So it's not a cool card, and it has pretty high power consumption - but it is pretty fast, and a good product overall - but I was expecting better.
Your clock pre and post water cooling prove my point too. Air gets these cards to max or near-max clock potential already and water is 99% epeen value.
Posted on Reply
#102
bug
@Vayra86 I will add that these days chips (CPUs, GPUs) are designed to run at least at 80C. You can try to lower that if you push the transistors by increasing the voltage, but otherwise lowering the temps is akin to going 60mph on a 75mph road.
What matters when comparing cards is the TDP. That will go onto your electricity bill and determine how much cooling you need.

Edit: I will add that keeping temps in check used to be of paramount importance back when chips couldn't throttle themselves. But that was then.
Posted on Reply
#103
Adam Krazispeed
John NaylorA lot of fluff but doesn't really saying anything other than "We can't compete in these performance niches so we'll spout platitudes instead ." Since the subject came up, all I can remember is the commercial for Burger King with the old granny muttering "Where's the beef ?". When nVidia came out w/ PhysX, AMD could have a) produced a competing technology or b) licensed it. When nVidia came out w/ G-Sync, they could have a) produced a competing technology or b) licensed it ...instead they chose c) Create a name similar to G-Sync, only provide a part of the technology and sell the lesser featured package at reduced price. AMD could have included a hardware module in the Freesync monitors, but they chose not to ... some Freesync monitor manufacturers did include such a MBR module but they were not well recived because when the Freesync monitors were able to offer motion blur reduction buy adding the necessary hardware, they no longer had that big price advantage... and AMD never jumped on the MBR bandwagon cause they chose instead to sell on price.

nVidia has been taking more and more control from it's board partners legally, driver wise and physically with successive generations. Now it is willing to give 3rd party vendors a boost by partnering with them to create high performance model lines that customers are willing to pay for. We will write our drivers so as to allow higher clocks, if during the install it detects PCBs that meet certain criteria with regard to voltage control, cooling, etc.

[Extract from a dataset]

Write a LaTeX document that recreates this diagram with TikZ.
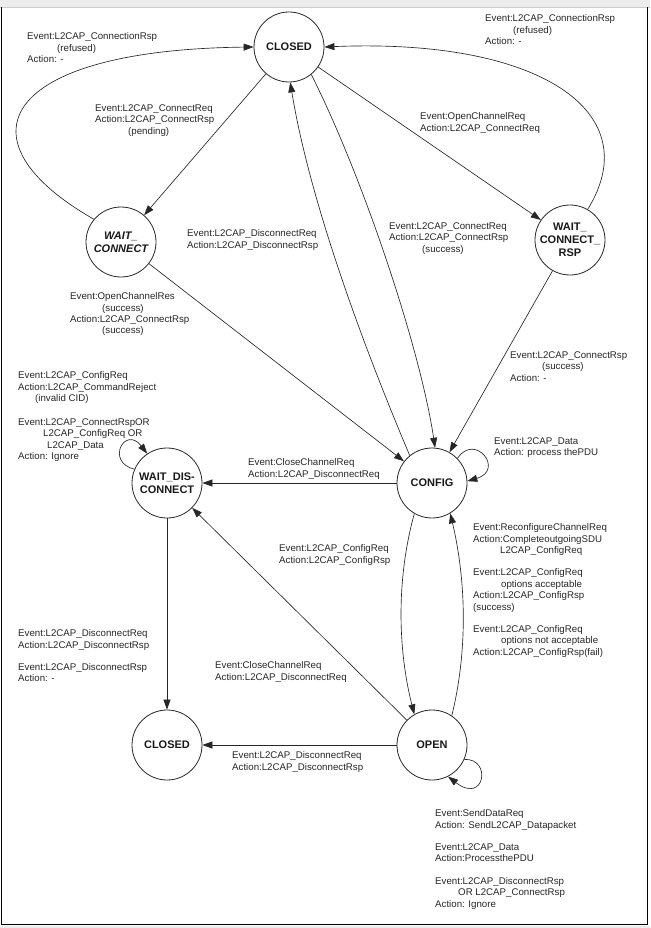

And if they do so, all they are saying that if you are using what we give you to increase mindshare and generate high margins, you can't allow our competitor to take advantage of the branding ***we*** helped you build. This is business as usual in America ... newsflash .... America is a capitalist dog eat dog country... deal with it. If you own a pizza joint, Coca Cola will give you a refrigerator to hold its products... you want to put Pepsi in there, you violate the licensing agreement and we take back OUR fridge.

Where's the beef ? If Asus calls the nVidia line Strix and their Radeon line Arez, so what ? If AMD says that Asus can't not sell an AMD based card called Arez, would there be such a steenk ? Buger King can sell a 1/4 pound burger but thye can not call it "the quarter pounder" There is nothing anti-competitive; nothing more sinister limiting the use of the name then there is about not putting our competitor's products in the free fridge we gave you. In the end, all AMD is saying ... "well we gonna offer free fridges too"... and now when we buy pizza, we'll see two fridges ...one with AMD stuff inside and one with nVidia ... great EXACTLY what I wanted ... a way to read the logo on top of the fridge telling me this is where I can find an nVidia product inside and here's where I can find and AMD product inside. Nothing anti competitive, more like truth in advertising. The nVidia Strix products of recent generations are overclocking by 14 - 31%. The AMD cards are in single digits for the most part. The only thing AMD loses by the name limiting partnership agreement is that no one will be purchasing a product thinking that because their nVidia Strix OC's 25%, their AMD Strix is capable of doing the same.

I hope Intel soon does the same as I am frustrated by confused users sending me proposed 8700k builds with X370 MoBos cause they think X370 is a cheaper version of the Z370.
wrong buddy,

Ageia Technologies was the.. "CREATOR" Of PhysX, NOT NVIDIA?????? THEY STRONG ARMED THEM AND ACQUIRED THE TECH FROM AGEIA TECHNOLOGIES?? DO YOUR RESEARCH!!!!!!!!!!!!!!!! the same TEHY DID TO 3DFX BACK IN 2002 REMEMBER 3Dfx, 3Dfx was my favorite 3D accelerator of theat era??? then nvidia Destroyed them, and iv never supported nvidia ever scence..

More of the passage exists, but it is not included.